Written request:
Take each line containing the word "this" and copy it.

(Code that draws figures)
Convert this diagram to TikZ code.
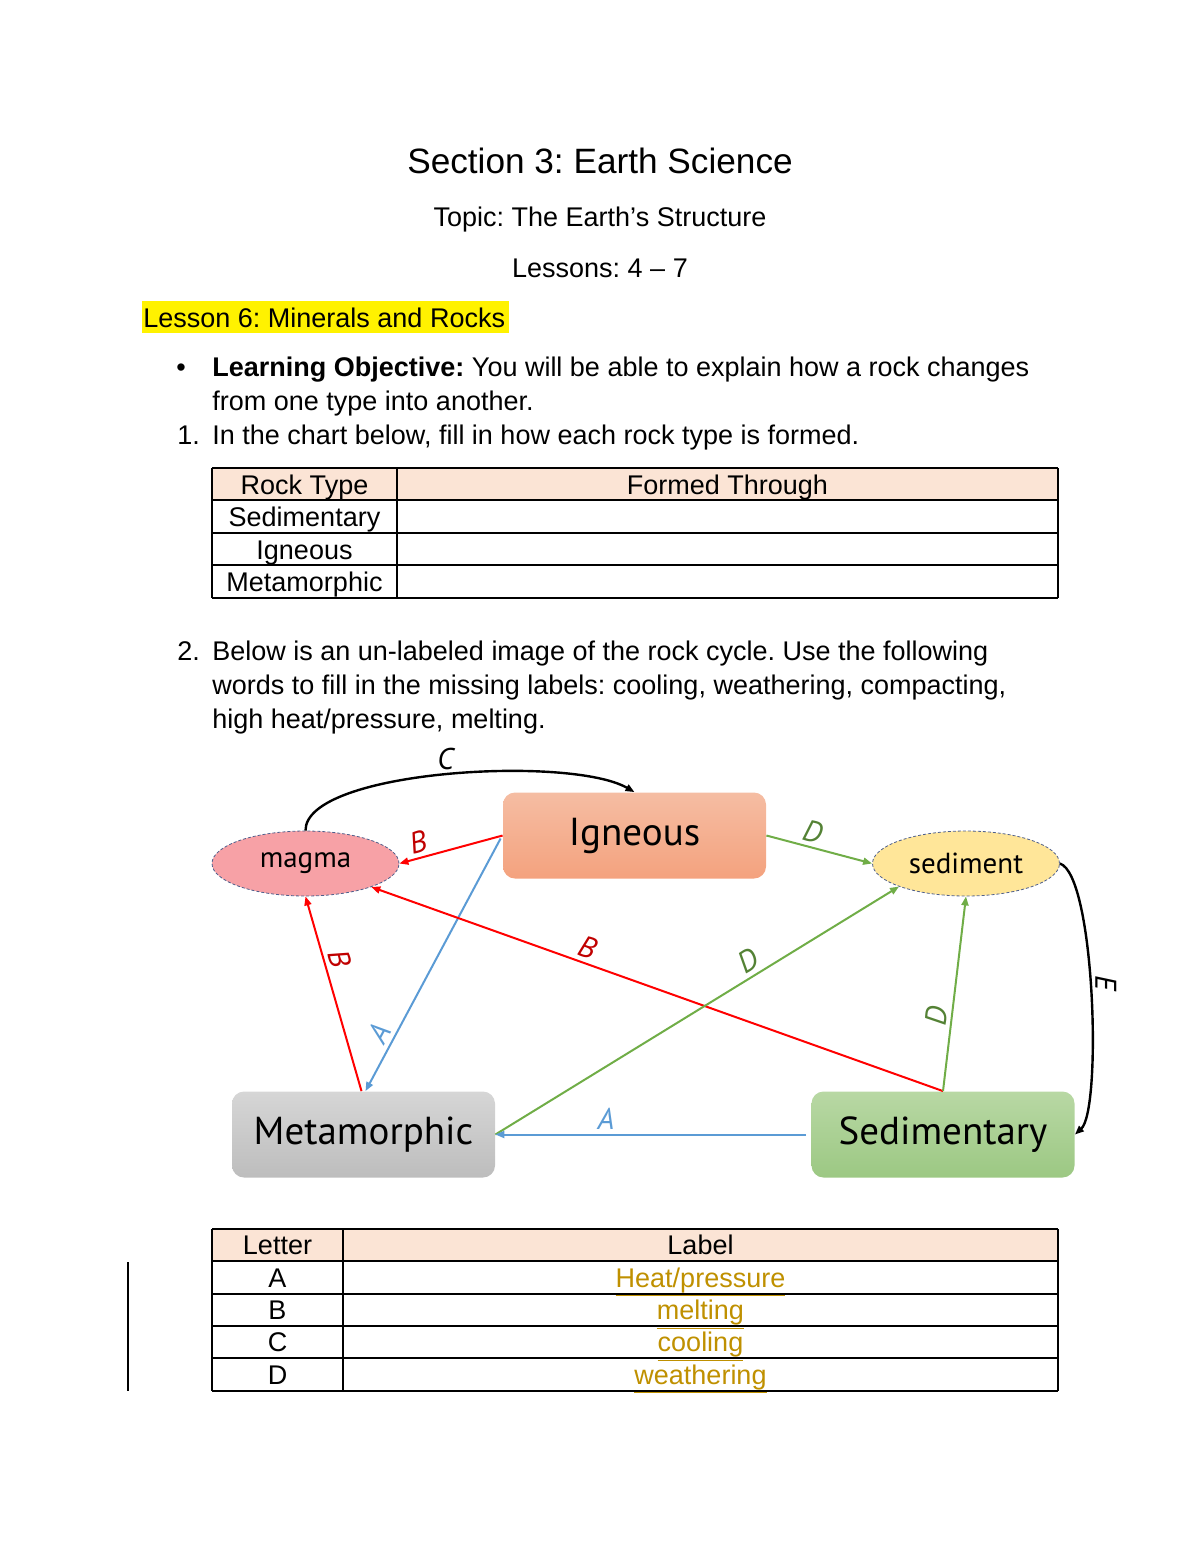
\documentclass[tikz,border=0pt]{standalone}
\usepackage{fontspec}
\setmainfont{Liberation Sans}
\newfontfamily\handfont{PT Sans}[ItalicFont=* Italic]
\usetikzlibrary{arrows.meta,shapes.geometric,calc}
\definecolor{hdr}{HTML}{FBE4D5}
\definecolor{ignTop}{HTML}{F5BDA3}
\definecolor{ignBot}{HTML}{F4A27E}
\definecolor{metTop}{HTML}{D6D6D6}
\definecolor{metBot}{HTML}{BDBDBD}
\definecolor{sedTop}{HTML}{B8D8A4}
\definecolor{sedBot}{HTML}{9CC883}
\definecolor{magmaFill}{HTML}{F7A1A6}
\definecolor{sedimFill}{HTML}{FFE699}
\definecolor{ellBorder}{HTML}{4E5F8C}
\definecolor{redLine}{HTML}{FF0000}
\definecolor{blueLine}{HTML}{5B9BD5}
\definecolor{greenLine}{HTML}{70AD47}
\definecolor{redLab}{HTML}{C00000}
\definecolor{greenLab}{HTML}{548235}
\definecolor{goldText}{HTML}{BF9000}
\frenchspacing
\begin{document}
\begin{tikzpicture}[x=0.5pt,y=-0.5pt,
  titletext/.style={font=\fontsize{17.6}{20}\selectfont, inner sep=0pt, anchor=base},
  bodytext/.style={font=\fontsize{13.5}{16}\selectfont, inner sep=0pt},
  tabtext/.style={font=\fontsize{13.5}{16}\selectfont, inner sep=0pt, anchor=base},
  rockbox/.style={rounded corners=6pt, minimum width=131.5pt, minimum height=43pt, inner sep=0pt,
     font=\handfont\fontsize{19.5}{22}\selectfont},
  rockell/.style={ellipse, minimum width=93.5pt, minimum height=32.5pt, inner sep=0pt,
     draw=ellBorder, dashed, dash pattern=on 1.5pt off 1pt, line width=0.4pt,
     font=\handfont\fontsize{14.5}{17}\selectfont},
  conn/.style={line width=1pt, -{Triangle[length=4.5pt,width=3.5pt]}},
  lab/.style={font=\handfont\itshape\fontsize{15}{18}\selectfont, inner sep=2pt},
  tabline/.style={line width=0.7pt, draw=black}
]
\useasboundingbox (0,0) rectangle (1200,1553);

% ---------- heading ----------
\node[titletext] (title) at (600,173.5) {Section 3: Earth Science};
\node[bodytext, anchor=base] (topic) at (600,226) {Topic: The Earth’s Structure};
\node[bodytext, anchor=base] (lessons) at (600,277) {Lessons: 4 – 7};
\fill[yellow] (142,301) rectangle (509,333);
\node[bodytext, anchor=base west] (lesson6) at (143,327) {Lesson 6: Minerals and Rocks};
\node[bodytext, anchor=base] (bullet) at (181,376) {•};
\node[bodytext, anchor=base west] (obj1) at (212,376) {\textbf{Learning Objective:} You will be able to explain how a rock changes};
\node[bodytext, anchor=base west] (obj2) at (212,410) {from one type into another.};
\node[bodytext, anchor=base west] (n1) at (177,444) {1.};
\node[bodytext, anchor=base west] (q1) at (212,444) {In the chart below, fill in how each rock type is formed.};

% ---------- table 1 ----------
\fill[hdr] (212,468) rectangle (1058,500);
\foreach \yy in {468,500,533,565,598} \draw[tabline] (212,\yy) -- (1058,\yy);
\foreach \xx in {212,397,1058} \draw[tabline] (\xx,468) -- (\xx,598);
\node[tabtext] (t1h1) at (304.5,494) {Rock Type};
\node[tabtext] (t1h2) at (727.5,494) {Formed Through};
\node[tabtext] (t1r1) at (304.5,526.5) {Sedimentary};
\node[tabtext] (t1r2) at (304.5,559) {Igneous};
\node[tabtext] (t1r3) at (304.5,591.5) {Metamorphic};

% ---------- question 2 ----------
\node[bodytext, anchor=base west] (n2) at (177,660) {2.};
\node[bodytext, anchor=base west] (q2a) at (212,660) {Below is an un-labeled image of the rock cycle. Use the following};
\node[bodytext, anchor=base west] (q2b) at (212,694) {words to fill in the missing labels: cooling, weathering, compacting,};
\node[bodytext, anchor=base west] (q2c) at (212,728) {high heat/pressure, melting.};

% ---------- rock cycle ----------
\node[rockbox, top color=ignTop, bottom color=ignBot] (ign) at (634.5,835.5) {Igneous};
\node[rockbox, top color=metTop, bottom color=metBot] (meta) at (363.5,1134.5) {Metamorphic};
\node[rockbox, top color=sedTop, bottom color=sedBot] (sedi) at (943,1134.5) {Sedimentary};
\node[rockell, fill=magmaFill] (magma) at (305.5,863.5) {magma};
\node[rockell, fill=sedimFill] (sed) at (966,863.5) {sediment};

% C: magma -> Igneous
\draw[conn, black, line width=1.2pt] (magma.north) .. controls (305,770) and (570,755) .. (ign.north)
  node[lab, pos=0.5, above, black] {C};
% B: Igneous -> magma
\draw[conn, redLine] (ign.west) -- (magma.east)
  node[lab, pos=0.78, sloped, above, redLab] {B};
% D: Igneous -> sediment
\draw[conn, greenLine] (ign.east) -- (sed.west)
  node[lab, pos=0.4, sloped, above, greenLab] {D};
% A: Igneous -> Metamorphic
\draw[conn, blueLine] ($(ign.west)+(-2,3)$) -- ($(meta.north)+(2,0)$)
  node[lab, pos=0.8, sloped, above, blueLine] {A};
% B: Metamorphic -> magma
\draw[conn, redLine] ($(meta.north)+(-2,0)$) -- (magma.south)
  node[lab, pos=0.66, sloped, above, redLab] {B};
% B: Sedimentary -> magma
\draw[conn, redLine] (sedi.north) -- (magma)
  node[lab, pos=0.63, sloped, above, redLab] {B};
% D: Sedimentary -> sediment
\draw[conn, greenLine] (sedi.north) -- (sed.south)
  node[lab, pos=0.375, sloped, above, greenLab] {D};
% D: Metamorphic -> sediment
\draw[conn, greenLine] (meta.east) -- (sed.199)
  node[lab, pos=0.645, sloped, above, greenLab] {D};
% A: Sedimentary -> Metamorphic
\draw[conn, blueLine] ($(sedi.west)+(-5,0)$) -- (meta.east)
  node[lab, pos=0.644, above, blueLine] {A};
% E: sediment -> Sedimentary
\draw[conn, black, line width=1.2pt] (sed.east) .. controls (1095,875) and (1102,1110) .. (sedi.east)
  node[lab, pos=0.47, anchor=south, rotate=-90, black] {E};

% ---------- table 2 ----------
\fill[hdr] (212,1229) rectangle (1058,1261);
\foreach \yy in {1229,1261,1294,1326,1358,1391} \draw[tabline] (212,\yy) -- (1058,\yy);
\foreach \xx in {212,343,1058} \draw[tabline] (\xx,1229) -- (\xx,1391);
\draw[line width=0.8pt] (128,1262) -- (128,1391);
\node[tabtext] (t2h1) at (277.5,1254) {Letter};
\node[tabtext] (t2h2) at (700.5,1254) {Label};
\node[tabtext] (t2a) at (277.5,1287) {A};
\node[tabtext] (t2b) at (277.5,1319.5) {B};
\node[tabtext] (t2c) at (277.5,1351.5) {C};
\node[tabtext] (t2d) at (277.5,1384) {D};
\node[tabtext, text=goldText] (t2av) at (700.5,1287) {\underline{Heat/pressure}};
\node[tabtext, text=goldText] (t2bv) at (700.5,1319.5) {\underline{melting}};
\node[tabtext, text=goldText] (t2cv) at (700.5,1351.5) {\underline{cooling}};
\node[tabtext, text=goldText] (t2dv) at (700.5,1384) {\underline{weathering}};
\end{tikzpicture}
\end{document}
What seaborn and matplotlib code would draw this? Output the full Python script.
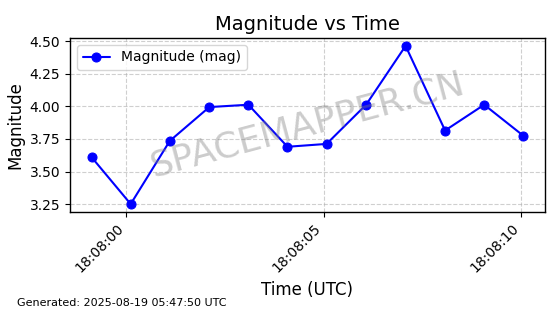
import matplotlib
matplotlib.use("Agg")
import matplotlib.pyplot as plt
import matplotlib.dates as mdates
import seaborn as sns
import pandas as pd

times = ["2025-08-18 18:07:59.12", "2025-08-18 18:08:00.11", "2025-08-18 18:08:01.10",
         "2025-08-18 18:08:02.10", "2025-08-18 18:08:03.09", "2025-08-18 18:08:04.08",
         "2025-08-18 18:08:05.07", "2025-08-18 18:08:06.07", "2025-08-18 18:08:07.07",
         "2025-08-18 18:08:08.07", "2025-08-18 18:08:09.06", "2025-08-18 18:08:10.05"]
magnitude = [3.61, 3.25, 3.735, 3.995, 4.013, 3.69, 3.712, 4.013, 4.465, 3.815, 4.013, 3.775]
tick_times = ["2025-08-18 18:08:00", "2025-08-18 18:08:05", "2025-08-18 18:08:10"]

df = pd.DataFrame({"time": pd.to_datetime(times), "mag": magnitude})

sns.set_style("white")
plt.rcParams['font.family'] = ['DejaVu Sans']
for k in ["text.color", "axes.labelcolor", "xtick.color", "ytick.color"]:
    plt.rcParams[k] = "black"

fig = plt.figure(figsize=(5.6, 3.14), dpi=100)
ax = fig.add_axes([0.125, 0.325, 0.848, 0.554])
sns.lineplot(data=df, x="time", y="mag", marker="o", color="blue", markersize=6.5,
             markeredgecolor="blue", linewidth=1.5, label="Magnitude (mag)", ax=ax)

for s in ax.spines.values():
    s.set_color("black")
    s.set_linewidth(1.0)
ax.tick_params(axis="both", which="major", length=3.5, width=0.8, color="black", labelsize=10, bottom=True, left=True)
ax.set_xticks(pd.to_datetime(tick_times))
ax.xaxis.set_major_formatter(mdates.DateFormatter("%H:%M:%S"))
plt.setp(ax.get_xticklabels(), rotation=45, ha="right")
ax.set_yticks([3.25, 3.5, 3.75, 4.0, 4.25, 4.5])
ax.set_yticklabels(["3.25", "3.50", "3.75", "4.00", "4.25", "4.50"])
ax.grid(True, linestyle="--", color="#b0b0b0", linewidth=0.8, alpha=0.6)
ax.set_title("Magnitude vs Time", fontsize=14)
ax.set_xlabel("Time (UTC)", fontsize=12)
ax.set_ylabel("Magnitude", fontsize=12)
ax.legend(loc="upper left", fontsize=10, frameon=True)

ax.text(0.5, 0.5, "SPACEMAPPER.CN", transform=ax.transAxes, fontsize=26, color="gray",
        alpha=0.4, rotation=15, ha="center", va="center")
fig.text(0.03, 0.025, "Generated: 2025-08-19 05:47:50 UTC", fontsize=8)

fig.savefig("out.png", dpi=100)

Completed task:
Convert this diagram to TikZ code.
What seaborn and matplotlib code would draw this? Output the full Python script.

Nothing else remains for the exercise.